## Short exercise
Skip the pictures. Reproduce all other material exactly.

## Recorded information
-*-*-

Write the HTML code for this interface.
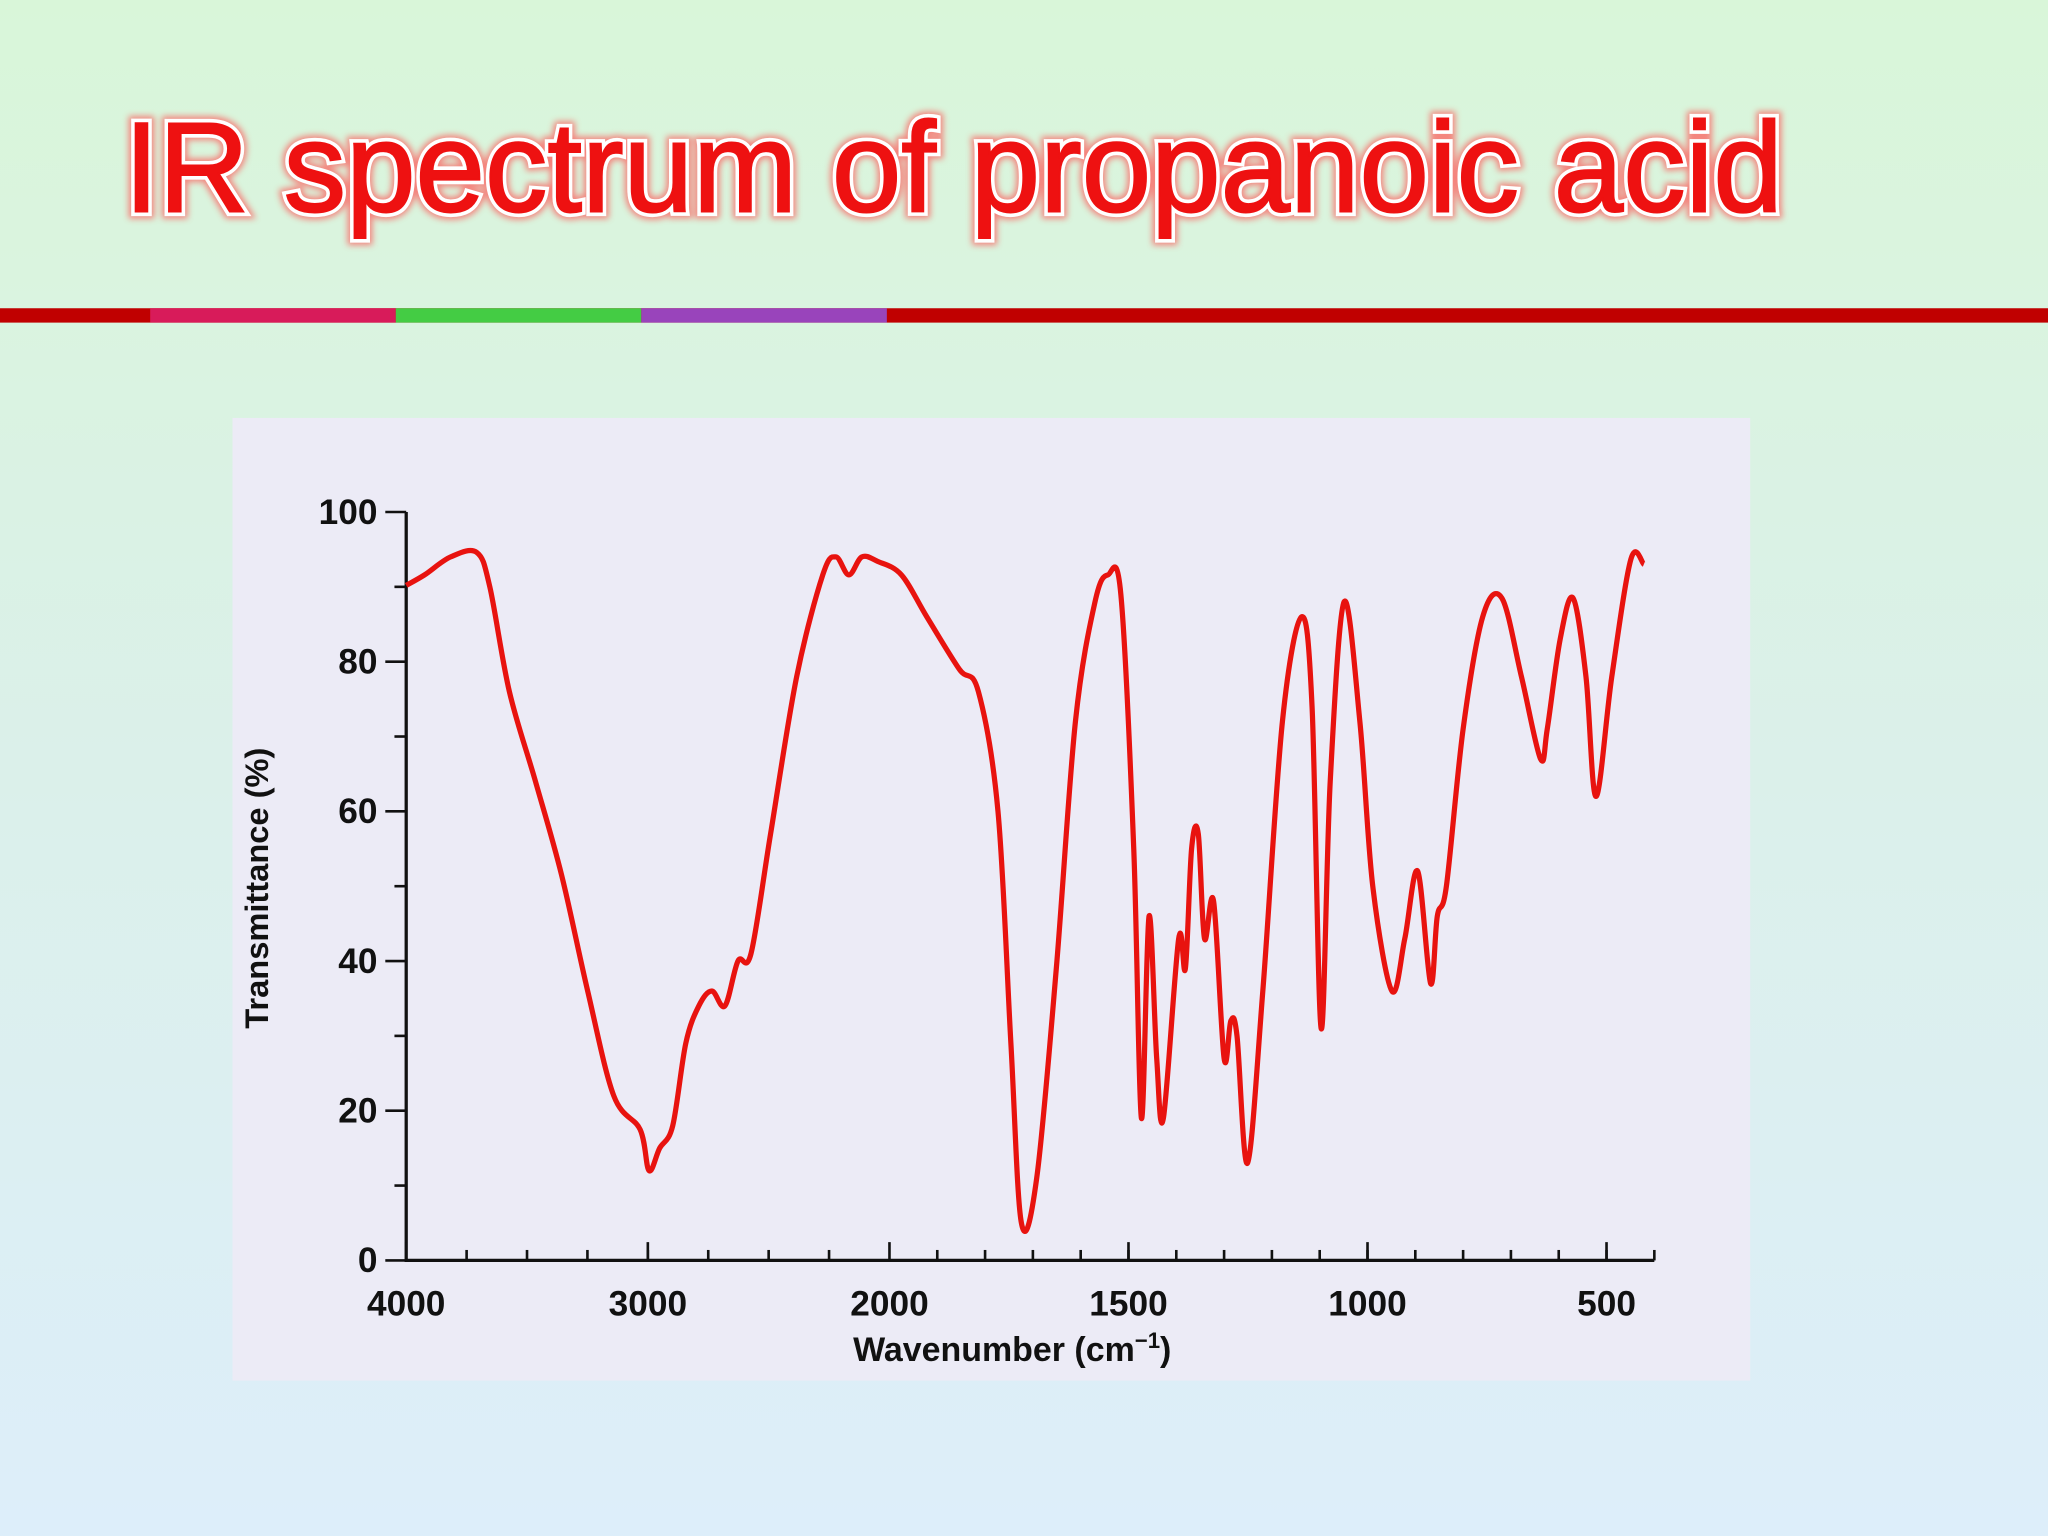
<!DOCTYPE html>
<html><head><meta charset="utf-8"><style>
html,body{margin:0;padding:0;width:2048px;height:1536px;overflow:hidden}
svg{display:block}
</style></head><body>
<svg width="2048" height="1536" viewBox="0 0 1568 1176" xmlns="http://www.w3.org/2000/svg">
<defs>
<linearGradient id="bg" x1="0" y1="0" x2="0" y2="1">
<stop offset="0" stop-color="#d9f6d9"/><stop offset="0.5" stop-color="#dbf0ea"/><stop offset="1" stop-color="#ddeefa"/>
</linearGradient>
<filter id="glow"><feGaussianBlur stdDeviation="2.5"/></filter>
</defs>
<rect width="1568" height="1176" fill="url(#bg)"/>
<g font-family="Liberation Sans, Arial, sans-serif" font-size="98">
<text x="95" y="162" textLength="1270" lengthAdjust="spacingAndGlyphs" fill="none" stroke="#f55" stroke-width="11" filter="url(#glow)" opacity="0.7">IR spectrum of propanoic acid</text>
<text x="95" y="162" textLength="1270" lengthAdjust="spacingAndGlyphs" fill="none" stroke="#fff" stroke-width="7">IR spectrum of propanoic acid</text>
<text x="95" y="162" textLength="1270" lengthAdjust="spacingAndGlyphs" fill="#ee1111" stroke="#ee1111" stroke-width="1.5">IR spectrum of propanoic acid</text>
</g>
<g>
<rect x="0" y="236" width="1568" height="11" fill="#c00000"/>
<rect x="115" y="236" width="188" height="11" fill="#d81b5a"/>
<rect x="303" y="236" width="188" height="11" fill="#44cc44"/>
<rect x="491" y="236" width="188" height="11" fill="#9944bb"/>
</g>
<rect x="178" y="320" width="1162" height="737" fill="#ecebf6"/>
<g id="chart"></g>
</svg>
<script>
const wavenumbers=[4000,3924,3816,3708,3654,3573,3465,3357,3249,3141,3032,2995,2951,2897,2843,2789,2735,2681,2627,2573,2492,2384,2276,2222,2168,2114,2049,1975,1922,1854,1814,1773,1746,1724,1692,1651,1611,1570,1543,1516,1489,1473,1457,1441,1427,1395,1381,1368,1354,1341,1322,1300,1286,1273,1251,1219,1178,1138,1116,1097,1078,1049,1016,989,949,922,895,868,854,835,800,759,719,678,638,624,597,570,543,522,489,449,422];
const transmittance=[90.2,91.6,94,94.6,90,76,64,51.5,36,22,17.5,12,15,18,29,34,36,34,40,41,57,78,91.6,94,91.6,94,93.4,91.6,86,79,76,60,29,5,11,39,72,88,91.6,89,55,19,46,27,19,43,39,55,57,43,48,27,32,30,13,36,72,86,74,31,64,88,72,50,36,43,52,37,46,50,71,86,88.5,78,67,71,83,88.5,78,62,78,93.7,93];
const yTicks=[0,20,40,60,80,100];
const xTicks=[4000,3000,2000,1500,1000,500];
const NS="http://www.w3.org/2000/svg";
const g=document.getElementById('chart');
const X0=311,Y0=965,Y100=392;
function xs(w){return w>=2000? X0+(4000-w)*0.185 : 681+(2000-w)*0.366;}
function ys(t){return Y0-(t/100)*(Y0-Y100);}
function mk(tag,attrs){const e=document.createElementNS(NS,tag);for(const k in attrs)e.setAttribute(k,attrs[k]);g.appendChild(e);return e;}
const ax=mk('path',{d:`M${X0} ${ys(100)} V${Y0} H${xs(400)}`,stroke:'#111',fill:'none','stroke-width':2.5});


for(let t=0;t<=100;t+=10){const major=t%20===0;const tk=mk('line',{x1:X0-(major?16:9),x2:X0,y1:ys(t),y2:ys(t),stroke:'#111','stroke-width':2});

}
yTicks.forEach(t=>{const tx=mk('text',{x:X0-22,y:ys(t)+9,'text-anchor':'end','font-family':'Liberation Sans, sans-serif','font-size':27,'font-weight':'bold',fill:'#111'});tx.textContent=t;

});
const minors=[];for(let w=3750;w>2000;w-=250)minors.push(w);for(let w=1900;w>=400;w-=100)minors.push(w);
minors.forEach(w=>{const tk=mk('line',{x1:xs(w),x2:xs(w),y1:Y0,y2:Y0-8,stroke:'#111','stroke-width':2});

});
xTicks.forEach(w=>{const tk=mk('line',{x1:xs(w),x2:xs(w),y1:Y0,y2:Y0-14,stroke:'#111','stroke-width':2});


const tx=mk('text',{x:xs(w),y:Y0+42,'text-anchor':'middle','font-family':'Liberation Sans, sans-serif','font-size':27,'font-weight':'bold',fill:'#111'});tx.textContent=w;

});
const yl=mk('text',{x:0,y:0,transform:'translate(205,680) rotate(-90)','text-anchor':'middle','font-family':'Liberation Sans, sans-serif','font-size':25,'font-weight':'bold',fill:'#111'});yl.textContent='Transmittance (%)';


const xl=mk('text',{x:775,y:1042,'text-anchor':'middle','font-family':'Liberation Sans, sans-serif','font-size':26,'font-weight':'bold',fill:'#111'});xl.innerHTML='Wavenumber (cm<tspan dy="-10" font-size="17">−1</tspan><tspan dy="10">)</tspan>';


const pts=wavenumbers.map((w,i)=>[xs(w),ys(transmittance[i])]);
let d=`M${pts[0][0]} ${pts[0][1]}`;
for(let i=0;i<pts.length-1;i++){const p0=pts[Math.max(0,i-1)],p1=pts[i],p2=pts[i+1],p3=pts[Math.min(pts.length-1,i+2)];
const c1=[p1[0]+(p2[0]-p0[0])/6,p1[1]+(p2[1]-p0[1])/6],c2=[p2[0]-(p3[0]-p1[0])/6,p2[1]-(p3[1]-p1[1])/6];
d+=` C${c1[0]} ${c1[1]} ${c2[0]} ${c2[1]} ${p2[0]} ${p2[1]}`;}
const line=mk('path',{d:d,stroke:'#e8130f',fill:'none','stroke-width':4,'stroke-linejoin':'round'});


</script>
</body></html>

-*-*-

## Answer
Write the HTML code for this interface.
<!DOCTYPE html>
<html><head><meta charset="utf-8"><style>
html,body{margin:0;padding:0;width:2048px;height:1536px;overflow:hidden}
svg{display:block}
</style></head><body>
<svg width="2048" height="1536" viewBox="0 0 1568 1176" xmlns="http://www.w3.org/2000/svg">
<defs>
<linearGradient id="bg" x1="0" y1="0" x2="0" y2="1">
<stop offset="0" stop-color="#d9f6d9"/><stop offset="0.5" stop-color="#dbf0ea"/><stop offset="1" stop-color="#ddeefa"/>
</linearGradient>
<filter id="glow"><feGaussianBlur stdDeviation="2.5"/></filter>
</defs>
<rect width="1568" height="1176" fill="url(#bg)"/>
<g font-family="Liberation Sans, Arial, sans-serif" font-size="98">
<text x="95" y="162" textLength="1270" lengthAdjust="spacingAndGlyphs" fill="none" stroke="#f55" stroke-width="11" filter="url(#glow)" opacity="0.7">IR spectrum of propanoic acid</text>
<text x="95" y="162" textLength="1270" lengthAdjust="spacingAndGlyphs" fill="none" stroke="#fff" stroke-width="7">IR spectrum of propanoic acid</text>
<text x="95" y="162" textLength="1270" lengthAdjust="spacingAndGlyphs" fill="#ee1111" stroke="#ee1111" stroke-width="1.5">IR spectrum of propanoic acid</text>
</g>
<g>
<rect x="0" y="236" width="1568" height="11" fill="#c00000"/>
<rect x="115" y="236" width="188" height="11" fill="#d81b5a"/>
<rect x="303" y="236" width="188" height="11" fill="#44cc44"/>
<rect x="491" y="236" width="188" height="11" fill="#9944bb"/>
</g>
<rect x="178" y="320" width="1162" height="737" fill="#ecebf6"/>
<g id="chart"></g>
</svg>
<script>
const wavenumbers=[4000,3924,3816,3708,3654,3573,3465,3357,3249,3141,3032,2995,2951,2897,2843,2789,2735,2681,2627,2573,2492,2384,2276,2222,2168,2114,2049,1975,1922,1854,1814,1773,1746,1724,1692,1651,1611,1570,1543,1516,1489,1473,1457,1441,1427,1395,1381,1368,1354,1341,1322,1300,1286,1273,1251,1219,1178,1138,1116,1097,1078,1049,1016,989,949,922,895,868,854,835,800,759,719,678,638,624,597,570,543,522,489,449,422];
const transmittance=[90.2,91.6,94,94.6,90,76,64,51.5,36,22,17.5,12,15,18,29,34,36,34,40,41,57,78,91.6,94,91.6,94,93.4,91.6,86,79,76,60,29,5,11,39,72,88,91.6,89,55,19,46,27,19,43,39,55,57,43,48,27,32,30,13,36,72,86,74,31,64,88,72,50,36,43,52,37,46,50,71,86,88.5,78,67,71,83,88.5,78,62,78,93.7,93];
const yTicks=[0,20,40,60,80,100];
const xTicks=[4000,3000,2000,1500,1000,500];
const NS="http://www.w3.org/2000/svg";
const g=document.getElementById('chart');
const X0=311,Y0=965,Y100=392;
function xs(w){return w>=2000? X0+(4000-w)*0.185 : 681+(2000-w)*0.366;}
function ys(t){return Y0-(t/100)*(Y0-Y100);}
function mk(tag,attrs){const e=document.createElementNS(NS,tag);for(const k in attrs)e.setAttribute(k,attrs[k]);g.appendChild(e);return e;}
const ax=mk('path',{d:`M${X0} ${ys(100)} V${Y0} H${xs(400)}`,stroke:'#111',fill:'none','stroke-width':2.5});


for(let t=0;t<=100;t+=10){const major=t%20===0;const tk=mk('line',{x1:X0-(major?16:9),x2:X0,y1:ys(t),y2:ys(t),stroke:'#111','stroke-width':2});

}
yTicks.forEach(t=>{const tx=mk('text',{x:X0-22,y:ys(t)+9,'text-anchor':'end','font-family':'Liberation Sans, sans-serif','font-size':27,'font-weight':'bold',fill:'#111'});tx.textContent=t;

});
const minors=[];for(let w=3750;w>2000;w-=250)minors.push(w);for(let w=1900;w>=400;w-=100)minors.push(w);
minors.forEach(w=>{const tk=mk('line',{x1:xs(w),x2:xs(w),y1:Y0,y2:Y0-8,stroke:'#111','stroke-width':2});

});
xTicks.forEach(w=>{const tk=mk('line',{x1:xs(w),x2:xs(w),y1:Y0,y2:Y0-14,stroke:'#111','stroke-width':2});


const tx=mk('text',{x:xs(w),y:Y0+42,'text-anchor':'middle','font-family':'Liberation Sans, sans-serif','font-size':27,'font-weight':'bold',fill:'#111'});tx.textContent=w;

});
const yl=mk('text',{x:0,y:0,transform:'translate(205,680) rotate(-90)','text-anchor':'middle','font-family':'Liberation Sans, sans-serif','font-size':25,'font-weight':'bold',fill:'#111'});yl.textContent='Transmittance (%)';


const xl=mk('text',{x:775,y:1042,'text-anchor':'middle','font-family':'Liberation Sans, sans-serif','font-size':26,'font-weight':'bold',fill:'#111'});xl.innerHTML='Wavenumber (cm<tspan dy="-10" font-size="17">−1</tspan><tspan dy="10">)</tspan>';


const pts=wavenumbers.map((w,i)=>[xs(w),ys(transmittance[i])]);
let d=`M${pts[0][0]} ${pts[0][1]}`;
for(let i=0;i<pts.length-1;i++){const p0=pts[Math.max(0,i-1)],p1=pts[i],p2=pts[i+1],p3=pts[Math.min(pts.length-1,i+2)];
const c1=[p1[0]+(p2[0]-p0[0])/6,p1[1]+(p2[1]-p0[1])/6],c2=[p2[0]-(p3[0]-p1[0])/6,p2[1]-(p3[1]-p1[1])/6];
d+=` C${c1[0]} ${c1[1]} ${c2[0]} ${c2[1]} ${p2[0]} ${p2[1]}`;}
const line=mk('path',{d:d,stroke:'#e8130f',fill:'none','stroke-width':4,'stroke-linejoin':'round'});


</script>
</body></html>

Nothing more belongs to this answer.